Extract the moment your risk curve spikes
Advanced farming is about reading when a run turns unstable. Nearby gunfire, escalating ARC spawns, or depleted healing supplies are all signals that the risk curve is rising.
Once you already have a Rusted Tool in your inventory, the value of staying drops sharply. Treat extraction as a strategic win condition, not an admission of caution.
Leverage off-peak raid timing and server population patterns
Player density matters more than spawn rates for tool consistency. Early or late play sessions typically reduce PvP pressure, allowing you to loot slower and reposition more safely.
If your schedule allows, track which time windows produce calmer raids. A lower-stress environment increases tool survival rate more than any route optimization.
Separate tool farming from combat progression entirely
Advanced players treat Rusted Tool runs as economic maintenance, not gameplay progression. Enter with the expectation that you will avoid fights, skip events, and ignore high-tier loot unless it is directly on your path.
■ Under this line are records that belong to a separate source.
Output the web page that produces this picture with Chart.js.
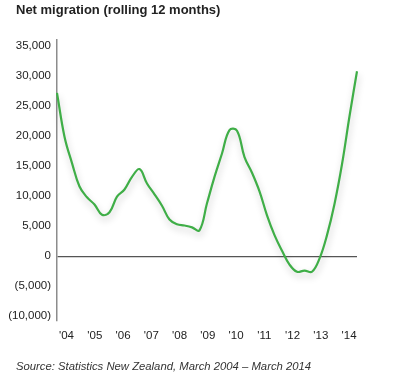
<!DOCTYPE html>
<html>
<head>
<meta charset="utf-8">
<script src="https://cdn.jsdelivr.net/npm/chart.js@4/dist/chart.umd.min.js"></script>
<style>
  html, body { margin: 0; padding: 0; background: #fff; }
  #wrap { position: relative; width: 399px; height: 380px; overflow: hidden; }
  #c { position: absolute; left: 0; top: 0; }
  .title { position: absolute; left: 16px; top: 2px; font: bold 13px "Liberation Sans", Arial, sans-serif; color: #222; white-space: nowrap; }
  .source { position: absolute; left: 16px; top: 360px; font: italic 11.3px "Liberation Sans", Arial, sans-serif; color: #333; white-space: nowrap; }
</style>
</head>
<body>
<div id="wrap">
  <canvas id="c" width="399" height="380"></canvas>
  <div class="title">Net migration (rolling 12 months)</div>
  <div class="source">Source: Statistics New Zealand, March 2004 – March 2014</div>
</div>
<script>
// Quarterly periods, March 2004 – March 2014
const quarters = [
  "Mar 04","Jun 04","Sep 04","Dec 04","Mar 05","Jun 05","Sep 05","Dec 05",
  "Mar 06","Jun 06","Sep 06","Dec 06","Mar 07","Jun 07","Sep 07","Dec 07",
  "Mar 08","Jun 08","Sep 08","Dec 08","Mar 09","Jun 09","Sep 09","Dec 09",
  "Mar 10","Jun 10","Sep 10","Dec 10","Mar 11","Jun 11","Sep 11","Dec 11",
  "Mar 12","Jun 12","Sep 12","Dec 12","Mar 13","Jun 13","Sep 13","Dec 13",
  "Mar 14"
];
// Net migration, rolling 12 months (persons)
const netMigration = [
  27200, 19900, 15500, 11600, 9800, 8600, 6900, 7300,
  9900, 11100, 13200, 14500, 12100, 10300, 8400, 6100,
  5300, 5100, 4800, 4300, 8800, 13200, 17100, 21000,
  20900, 16500, 13900, 10800, 6800, 3500, 900, -1400,
  -2600, -2400, -2600, -400, 3500, 8700, 15300, 23300,
  30800
];
const yearTickLabels = ["'04","'05","'06","'07","'08","'09","'10","'11","'12","'13","'14"];
const yTickValues = [-10000, -5000, 0, 5000, 10000, 15000, 20000, 25000, 30000, 35000];

const fmt = v => {
  const s = Math.abs(v).toLocaleString('en-US');
  return v < 0 ? '(' + s + ')' : s;
};

const shadowPlugin = {
  id: 'lineShadow',
  beforeDatasetDraw(chart) {
    const ctx = chart.ctx;
    ctx.save();
    ctx.shadowColor = 'rgba(0,0,0,0.22)';
    ctx.shadowBlur = 7;
    ctx.shadowOffsetX = 1;
    ctx.shadowOffsetY = 4;
  },
  afterDatasetDraw(chart) {
    chart.ctx.restore();
  }
};

const font = { family: '"Liberation Sans", Arial, sans-serif', size: 11.5 };
const n = quarters.length - 1;

new Chart(document.getElementById('c'), {
  type: 'line',
  data: {
    datasets: [{
      label: 'Net migration',
      data: netMigration.map((v, i) => ({ x: i, y: v })),
      borderColor: '#3fae47',
      borderWidth: 2.2,
      pointRadius: 0,
      tension: 0.4,
      fill: false,
      clip: false
    }]
  },
  options: {
    responsive: false,
    animation: false,
    devicePixelRatio: 1,
    layout: { padding: { left: 0, right: 42, top: 40, bottom: 0 } },
    plugins: { legend: { display: false }, tooltip: { enabled: false } },
    scales: {
      x: {
        type: 'linear',
        min: 0,
        max: n,
        grid: { display: false, drawTicks: false },
        border: { display: false },
        afterFit(scale) { scale.height = 59; },
        afterBuildTicks(scale) {
          scale.ticks = yearTickLabels.map((l, k) => ({ value: 1.27 + k * 3.767 }));
        },
        ticks: {
          autoSkip: false,
          maxRotation: 0,
          padding: 8,
          color: '#222',
          font: font,
          callback: (v, i) => yearTickLabels[i]
        }
      },
      y: {
        min: -10800,
        max: 36000,
        afterFit(scale) { scale.width = 57; },
        afterBuildTicks(scale) {
          scale.ticks = yTickValues.map(v => ({ value: v }));
        },
        grid: {
          drawTicks: false,
          color: ctx => (ctx.tick && ctx.tick.value === 0) ? '#555' : 'rgba(0,0,0,0)',
          lineWidth: 1.2
        },
        border: { display: true, color: '#8c8c8c', width: 1.5 },
        ticks: {
          padding: 6,
          color: '#222',
          font: font,
          callback: v => fmt(v)
        }
      }
    }
  },
  plugins: [shadowPlugin]
});
</script>
</body>
</html>
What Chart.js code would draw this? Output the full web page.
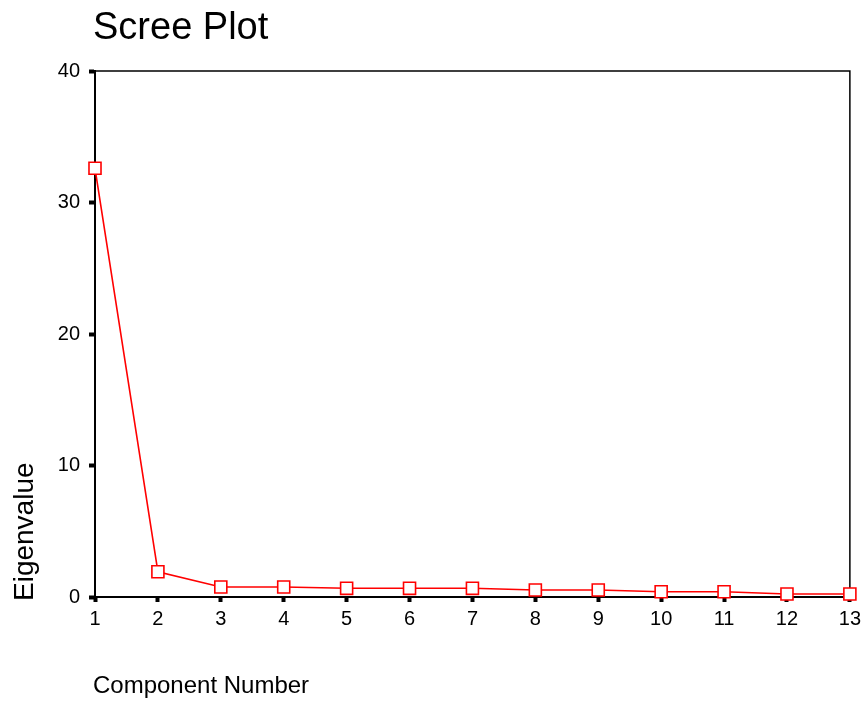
<!DOCTYPE html>
<html>
<head>
<meta charset="utf-8">
<script src="https://cdn.jsdelivr.net/npm/chart.js@4/dist/chart.umd.min.js"></script>
<style>
  html, body { margin: 0; padding: 0; background: #fff; }
  #wrap { width: 866px; height: 706px; position: relative; }
</style>
</head>
<body>
<div id="wrap"><canvas id="scree" width="866" height="706"></canvas></div>
<script>
// component numbers and their eigenvalues
var components = [1, 2, 3, 4, 5, 6, 7, 8, 9, 10, 11, 12, 13];
var eigenvalues = [32.6, 1.92, 0.76, 0.76, 0.66, 0.66, 0.66, 0.53, 0.53, 0.40, 0.40, 0.23, 0.23];
var yTicks = [0, 10, 20, 30, 40];

var FONT = '"Liberation Sans", Arial, sans-serif';

// frame around plot + titles
var framePlugin = {
    id: 'frame',
    beforeDatasetsDraw: function(chart){
        var ctx = chart.ctx;
        var a = chart.chartArea;
        ctx.save();
        ctx.strokeStyle = '#000';
        ctx.lineWidth = 1.5;
        ctx.beginPath();
        ctx.moveTo(a.left, a.top);
        ctx.lineTo(a.right, a.top);
        ctx.lineTo(a.right, a.bottom);
        ctx.stroke();
        ctx.restore();
    },
    afterDraw: function(chart){
        var ctx = chart.ctx;
        ctx.save();
        ctx.fillStyle = '#000';
        ctx.textBaseline = 'alphabetic';
        ctx.textAlign = 'left';
        ctx.font = '38px ' + FONT;
        ctx.fillText('Scree Plot', 93, 39);

        ctx.font = '24px ' + FONT;
        ctx.fillText('Component Number', 93, 693);

        ctx.font = '28px ' + FONT;
        ctx.translate(33, 601);
        ctx.rotate(-Math.PI / 2);
        ctx.fillText('Eigenvalue', 0, 0);
        ctx.restore();
    }
};

var ctx = document.getElementById('scree');
var chart = new Chart(ctx, {
    type: 'line',
    plugins: [framePlugin],
    data: {
        datasets: [{
            label: 'Eigenvalue',
            data: components.map(function(c, i){ return { x: c, y: eigenvalues[i] }; }),
            borderColor: '#ff0000',
            borderWidth: 1.6,
            backgroundColor: '#ffffff',
            pointStyle: 'rect',
            pointRadius: 8.5,
            pointBorderWidth: 1.6,
            pointBorderColor: '#ff0000',
            pointBackgroundColor: '#ffffff',
            tension: 0,
            clip: false
        }]
    },
    options: {
        responsive: false,
        animation: false,
        devicePixelRatio: 1,
        layout: { padding: { left: 0, right: 15, top: 71, bottom: 0 } },
        plugins: {
            legend: { display: false },
            title: { display: false },
            tooltip: { enabled: false }
        },
        scales: {
            x: {
                type: 'linear',
                min: 1,
                max: 13,
                afterFit: function(scale){ scale.height = 109; },
                border: { color: '#000', width: 2 },
                grid: {
                    drawOnChartArea: false,
                    drawTicks: true,
                    tickLength: 5,
                    tickWidth: 4,
                    tickColor: '#000'
                },
                ticks: {
                    stepSize: 1,
                    autoSkip: false,
                    padding: 5,
                    color: '#000',
                    font: { family: FONT, size: 20 },
                    maxRotation: 0
                }
            },
            y: {
                min: 0,
                max: 40,
                afterFit: function(scale){ scale.width = 95; },
                afterBuildTicks: function(scale){
                    scale.ticks = yTicks.map(function(v){ return { value: v }; });
                },
                border: { color: '#000', width: 2 },
                grid: {
                    drawOnChartArea: false,
                    drawTicks: true,
                    tickLength: 6,
                    tickWidth: 4,
                    tickColor: '#000'
                },
                ticks: {
                    padding: 9,
                    color: '#000',
                    font: { family: FONT, size: 20 }
                }
            }
        }
    }
});
</script>
</body>
</html>
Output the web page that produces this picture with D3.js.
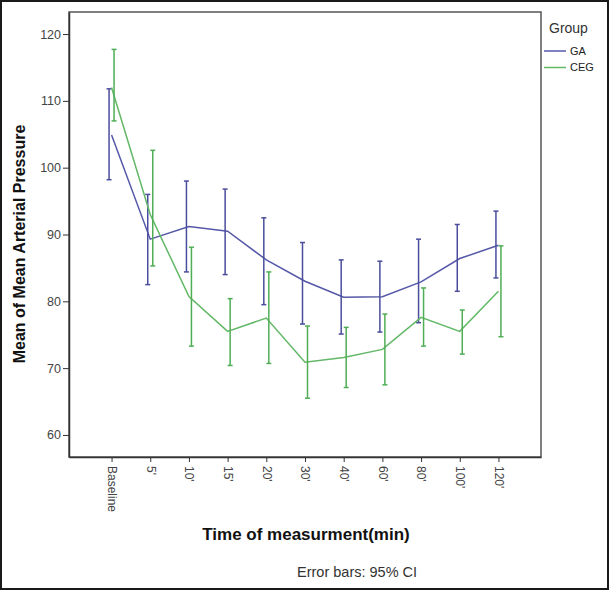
<!DOCTYPE html>
<html>
<head>
<meta charset="utf-8">
<script src="https://cdn.jsdelivr.net/npm/d3@7"></script>
<style>
  body { margin: 0; background: #fff; }
  svg { display: block; font-family: "Liberation Sans", Arial, sans-serif; }
</style>
</head>
<body>
<div id="chart"></div>
<script>
// time points
const times = ["Baseline", "5'", "10'", "15'", "20'", "30'", "40'", "60'", "80'", "100'", "120'"];
const yTicks = [60, 70, 80, 90, 100, 110, 120];

// GA group: mean and 95% CI
const gaMean = [104.9, 89.3, 91.2, 90.5, 86.2, 83.0, 80.6, 80.7, 82.9, 86.4, 88.4];
const gaLow  = [98.2, 82.5, 84.4, 84.0, 79.5, 76.6, 75.1, 75.4, 76.8, 81.5, 83.5];
const gaHigh = [111.8, 96.0, 98.0, 96.8, 92.5, 88.8, 86.2, 86.0, 89.3, 91.5, 93.5];

// CEG group: mean and 95% CI
const cegMean = [112.0, 93.0, 80.7, 75.5, 77.5, 70.9, 71.6, 72.8, 77.6, 75.5, 81.5];
const cegLow  = [107.0, 85.3, 73.3, 70.4, 70.7, 65.5, 67.1, 67.5, 73.3, 72.1, 74.7];
const cegHigh = [117.7, 102.6, 88.1, 80.4, 84.4, 76.3, 76.1, 78.1, 82.0, 78.7, 88.3];

const groups = [
  { name: "GA",  color: "#5558a8", barColor: "#4a4d9c", mean: gaMean,  low: gaLow,  high: gaHigh,  dx: -2.5 },
  { name: "CEG", color: "#62b866", barColor: "#4fae55", mean: cegMean, low: cegLow, high: cegHigh, dx: 2.5 }
];

const W = 609, H = 590;
const plot = { left: 69, right: 541, top: 12, bottom: 457 };

const svg = d3.select("#chart").append("svg")
  .attr("width", W)
  .attr("height", H);

// outer frame
svg.append("rect")
  .attr("x", 1).attr("y", 1)
  .attr("width", W - 2).attr("height", H - 2)
  .attr("fill", "none")
  .attr("stroke", "#1a1a1a")
  .attr("stroke-width", 2);

const x = d3.scalePoint()
  .domain(times)
  .range([plot.left, plot.right])
  .padding(1.1);

const y = d3.scaleLinear()
  .domain([56.7, 123.3])
  .range([plot.bottom, plot.top]);

// plot box
svg.append("rect")
  .attr("x", plot.left).attr("y", plot.top)
  .attr("width", plot.right - plot.left)
  .attr("height", plot.bottom - plot.top)
  .attr("fill", "none")
  .attr("stroke", "#555")
  .attr("stroke-width", 1.5);

// y axis
const yAxis = svg.append("g")
  .attr("transform", `translate(${plot.left},0)`)
  .call(d3.axisLeft(y).tickValues(yTicks).tickSize(6).tickSizeOuter(0).tickPadding(2));
yAxis.select(".domain").attr("stroke", "#333").attr("stroke-width", 1.5);
yAxis.selectAll(".tick line").attr("stroke", "#333");
yAxis.selectAll(".tick text")
  .attr("fill", "#444")
  .attr("font-size", "12.5px");

// x axis
const xAxis = svg.append("g")
  .attr("transform", `translate(0,${plot.bottom})`)
  .call(d3.axisBottom(x).tickSize(5).tickSizeOuter(0));
xAxis.select(".domain").attr("stroke", "#333").attr("stroke-width", 1.5);
xAxis.selectAll(".tick line").attr("stroke", "#333");
xAxis.selectAll(".tick text")
  .attr("fill", "#444")
  .attr("font-size", "12px")
  .attr("transform", "rotate(90)")
  .attr("text-anchor", "start")
  .attr("x", 9)
  .attr("y", 0)
  .attr("dy", "0.35em");

// lines and error bars
const line = d3.line()
  .x((d, i) => x(times[i]))
  .y(d => y(d));

groups.forEach(g => {
  svg.append("path")
    .datum(g.mean)
    .attr("fill", "none")
    .attr("stroke", g.color)
    .attr("stroke-width", 1.5)
    .attr("d", line);

  const bars = svg.append("g")
    .selectAll("g")
    .data(times)
    .join("g")
    .attr("stroke", g.barColor)
    .attr("stroke-width", 1.5);

  bars.append("line")
    .attr("x1", d => x(d) + g.dx).attr("x2", d => x(d) + g.dx)
    .attr("y1", (d, i) => y(g.low[i])).attr("y2", (d, i) => y(g.high[i]));
  bars.append("line")
    .attr("x1", d => x(d) + g.dx - 2.5).attr("x2", d => x(d) + g.dx + 2.5)
    .attr("y1", (d, i) => y(g.high[i])).attr("y2", (d, i) => y(g.high[i]));
  bars.append("line")
    .attr("x1", d => x(d) + g.dx - 2.5).attr("x2", d => x(d) + g.dx + 2.5)
    .attr("y1", (d, i) => y(g.low[i])).attr("y2", (d, i) => y(g.low[i]));
});

// axis titles
svg.append("text")
  .attr("transform", "translate(25,244) rotate(-90)")
  .attr("text-anchor", "middle")
  .attr("font-size", "16px")
  .attr("font-weight", "bold")
  .attr("fill", "#111")
  .text("Mean of Mean Arterial Pressure");

svg.append("text")
  .attr("x", 306)
  .attr("y", 540)
  .attr("text-anchor", "middle")
  .attr("font-size", "17px")
  .attr("font-weight", "bold")
  .attr("fill", "#111")
  .text("Time of measurment(min)");

svg.append("text")
  .attr("x", 297)
  .attr("y", 577)
  .attr("font-size", "14.5px")
  .attr("fill", "#333")
  .text("Error bars: 95% CI");

// legend
const legend = svg.append("g");
legend.append("text")
  .attr("x", 549).attr("y", 33)
  .attr("font-size", "14px")
  .attr("fill", "#333")
  .text("Group");

const items = legend.selectAll("g.item")
  .data(groups)
  .join("g")
  .attr("class", "item")
  .attr("transform", (d, i) => `translate(544,${51 + i * 16.5})`);
items.append("line")
  .attr("x1", 0).attr("x2", 22)
  .attr("stroke", d => d.color)
  .attr("stroke-width", 1.5);
items.append("text")
  .attr("x", 26).attr("dy", "0.35em")
  .attr("font-size", "11px")
  .attr("fill", "#222")
  .text(d => d.name);
</script>
</body>
</html>
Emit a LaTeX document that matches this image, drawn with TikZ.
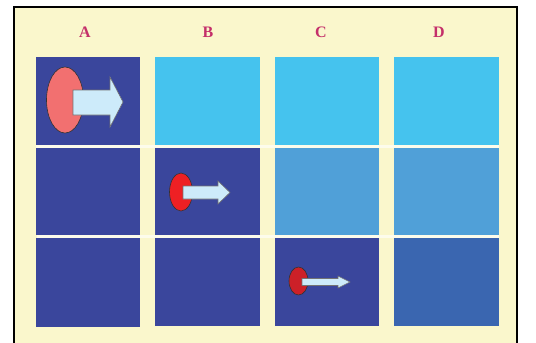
\documentclass[tikz,border=0pt]{standalone}
\usepackage{fontspec}
\setmainfont{Liberation Serif}
\definecolor{cream}{HTML}{FAF7CC}
\definecolor{dkblue}{HTML}{3A469C}
\definecolor{cyanb}{HTML}{45C3EE}
\definecolor{midblue}{HTML}{50A0D8}
\definecolor{dblue}{HTML}{3A66B0}
\definecolor{lab}{HTML}{C4306A}
\definecolor{pinkr}{HTML}{F27070}
\definecolor{redb}{HTML}{EE2024}
\definecolor{redc}{HTML}{CC2028}
\definecolor{arr}{HTML}{CDEBFA}
\begin{document}
\begin{tikzpicture}[x=1pt,y=-1pt,
  lbl/.style={text=lab,font=\fontsize{16}{16}\selectfont\bfseries,inner sep=0pt},
  blob/.style={draw=black!80,line width=0.6pt},
  arrowshape/.style={fill=arr,draw=black!55,line width=0.6pt,line join=miter}]
\useasboundingbox (0,0) rectangle (536,343);
\clip (0,0) rectangle (536,343);
\fill[white] (0,0) rectangle (536,343);
\fill[cream] (14,7) rectangle (517,360);
\draw[black,line width=2pt] (14,7) rectangle (517,360);
% labels
\node[lbl] (la) at (85,32) {A};
\node[lbl] (lb) at (208,32) {B};
\node[lbl] (lc) at (321,32) {C};
\node[lbl] (ld) at (439,32) {D};
% column A
\fill[dkblue] (35.5,56.5) rectangle (139.5,145);
\fill[dkblue] (35.5,147.5) rectangle (139.5,234.5);
\fill[dkblue] (35.5,238) rectangle (139.5,327);
% column B
\fill[cyanb] (155,56.5) rectangle (260,145);
\fill[dkblue] (155,147.5) rectangle (260,234.5);
\fill[dkblue] (155,238) rectangle (260,326);
% column C
\fill[cyanb] (275,56.5) rectangle (379,145);
\fill[midblue] (275,147.5) rectangle (379,234.5);
\fill[dkblue] (275,238) rectangle (379,326);
% column D
\fill[cyanb] (394,56.5) rectangle (499,145);
\fill[midblue] (394,147.5) rectangle (499,234.5);
\fill[dblue] (394,238) rectangle (499,326);
% separating lines
\fill[white!60!cream] (35.5,145) rectangle (499,147.5);
\fill[white!60!cream] (37,234.5) rectangle (499,238);
% A shapes
\draw[blob,fill=pinkr] (65,100) ellipse [x radius=18.5, y radius=33];
\draw[arrowshape] (73,90) -- (110,90) -- (110,77) -- (123,102) -- (110,127) -- (110,115) -- (73,115) -- cycle;
% B shapes
\draw[blob,fill=redb] (181,192) ellipse [x radius=11.5, y radius=19];
\draw[arrowshape] (183,186) -- (218,186) -- (218,181) -- (230,192.5) -- (218,204) -- (218,199) -- (183,199) -- cycle;
% C shapes
\draw[blob,fill=redc] (298.5,281) ellipse [x radius=9.5, y radius=14];
\draw[arrowshape] (302,278.5) -- (338,278.5) -- (338,276) -- (350,282) -- (338,288) -- (338,285.5) -- (302,285.5) -- cycle;
\end{tikzpicture}
\end{document}
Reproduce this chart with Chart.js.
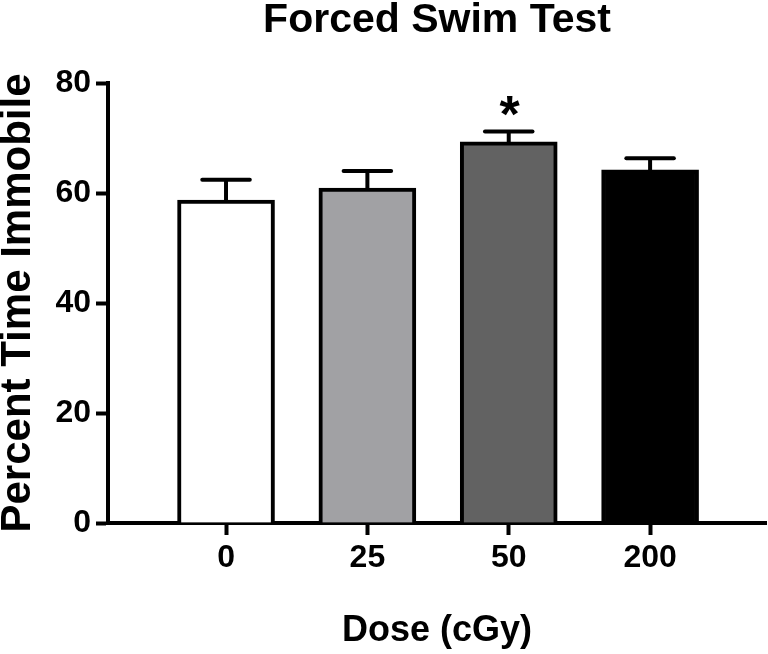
<!DOCTYPE html>
<html>
<head>
<meta charset="utf-8">
<script src="https://cdn.jsdelivr.net/npm/chart.js@4.4.0/dist/chart.umd.min.js"></script>
<style>
  html, body { margin: 0; padding: 0; background: #ffffff; }
  #wrap { width: 768px; height: 654px; position: relative; }
</style>
</head>
<body>
<div id="wrap"><canvas id="c"></canvas></div>
<script>
// ---- data ----
const chartTitle = 'Forced Swim Test';
const xAxisTitle = 'Dose (cGy)';
const yAxisTitle = 'Percent Time Immobile';
const doses = ['0', '25', '50', '200'];
const meanImmobile = [58.7, 60.9, 69.3, 64.2];
const semImmobile = [3.7, 3.1, 1.9, 2.1];
const significance = ['', '', '*', ''];
const yTicks = [0, 20, 40, 60, 80];
const barColors = ['#ffffff', '#a1a1a4', '#626262', '#000000'];

const FONT = '"Liberation Sans", Arial, Helvetica, sans-serif';

const errorBarPlugin = {
  id: 'errorBars',
  afterDatasetsDraw(chart) {
    const ctx = chart.ctx;
    const meta = chart.getDatasetMeta(0);
    const ys = chart.scales.y;
    ctx.save();
    ctx.strokeStyle = '#000';
    ctx.fillStyle = '#000';
    ctx.lineWidth = 4;
    meta.data.forEach((bar, i) => {
      const x = bar.x;
      const yTop = ys.getPixelForValue(meanImmobile[i]);
      const yCap = ys.getPixelForValue(meanImmobile[i] + semImmobile[i]);
      const half = bar.width * 0.245;
      ctx.lineCap = 'butt';
      ctx.beginPath();
      ctx.moveTo(x, yTop + 2);
      ctx.lineTo(x, yCap);
      ctx.stroke();
      ctx.lineCap = 'round';
      ctx.beginPath();
      ctx.moveTo(x - half, yCap);
      ctx.lineTo(x + half, yCap);
      ctx.stroke();
      if (significance[i]) {
        ctx.font = 'bold 52px ' + FONT;
        ctx.textAlign = 'center';
        ctx.textBaseline = 'alphabetic';
        ctx.fillText(significance[i], x + 1, yCap + 1);
      }
    });
    ctx.restore();
  }
};

new Chart(document.getElementById('c'), {
  type: 'bar',
  data: {
    datasets: [{
      data: doses.map((d, i) => ({ x: i, y: meanImmobile[i] })),
      backgroundColor: barColors,
      borderColor: '#000000',
      borderWidth: 4,
      borderSkipped: 'start',
      barThickness: 97
    }]
  },
  options: {
    responsive: true,
    maintainAspectRatio: false,
    animation: false,
    layout: { padding: { left: 0, right: 2, top: 0, bottom: 0 } },
    plugins: {
      legend: { display: false },
      tooltip: { enabled: false },
      title: {
        display: true,
        text: chartTitle,
        fullSize: false,
        color: '#000',
        font: { family: FONT, size: 41, weight: 'bold', lineHeight: 1 },
        padding: { top: 0, bottom: 42 }
      }
    },
    scales: {
      x: {
        type: 'linear',
        offset: false,
        min: -0.835,
        max: 3.82,
        afterBuildTicks: (axis) => { axis.ticks = doses.map((d, i) => ({ value: i })); },
        afterFit: (scale) => { scale.height = 131; },
        ticks: {
          callback: (v) => doses[v],
          color: '#000',
          font: { family: FONT, size: 32, weight: 'bold' },
          padding: 4,
          maxRotation: 0,
          autoSkip: false
        },
        grid: {
          display: true,
          offset: false,
          drawOnChartArea: false,
          drawTicks: true,
          tickLength: 12,
          tickWidth: 4,
          tickColor: '#000',
          color: '#000'
        },
        border: { display: true, color: '#000', width: 4 },
        title: {
          display: true,
          text: xAxisTitle,
          color: '#000',
          font: { family: FONT, size: 36, weight: 'bold', lineHeight: 1 },
          padding: { top: 0, bottom: 5 }
        }
      },
      y: {
        min: yTicks[0],
        max: yTicks[yTicks.length - 1],
        afterBuildTicks: (axis) => { axis.ticks = yTicks.map(v => ({ value: v })); },
        afterFit: (scale) => { scale.width = 108; },
        ticks: {
          color: '#000',
          font: { family: FONT, size: 32, weight: 'bold' },
          padding: 5
        },
        grid: {
          display: true,
          drawOnChartArea: false,
          drawTicks: true,
          tickLength: 12,
          tickWidth: 4,
          tickColor: '#000',
          color: '#000'
        },
        border: { display: true, color: '#000', width: 4 },
        title: {
          display: true,
          text: yAxisTitle,
          color: '#000',
          font: { family: FONT, size: 42, weight: 'bold', lineHeight: 0.86 },
          padding: { top: 0, bottom: 0 }
        }
      }
    }
  },
  plugins: [errorBarPlugin]
});
</script>
</body>
</html>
This mental separation prevents greed-driven detours that jeopardize tools already secured. Combat progression can wait; economic stability compounds.
Bank tools immediately and plan crafts in batches
Rusted Tools are safest when they are not sitting in your inventory. After a successful run, deposit them and resist the urge to immediately spend unless a craft is time-critical.
Batching upgrades and repairs lets you see how far your reserves stretch and prevents accidental overuse. This habit reinforces long-term surplus rather than constant break-even cycles.
Accept slow gains as the correct pace
The most reliable Rusted Tool farmers are not the fastest looters, but the most consistent survivors. One tool extracted across several calm runs outperforms aggressive farming that loses half its gains.
When your routes, loadouts, and extraction discipline align, tools begin to stack quietly. At that point, Rusted Tools stop dictating your decisions and simply support everything else you build.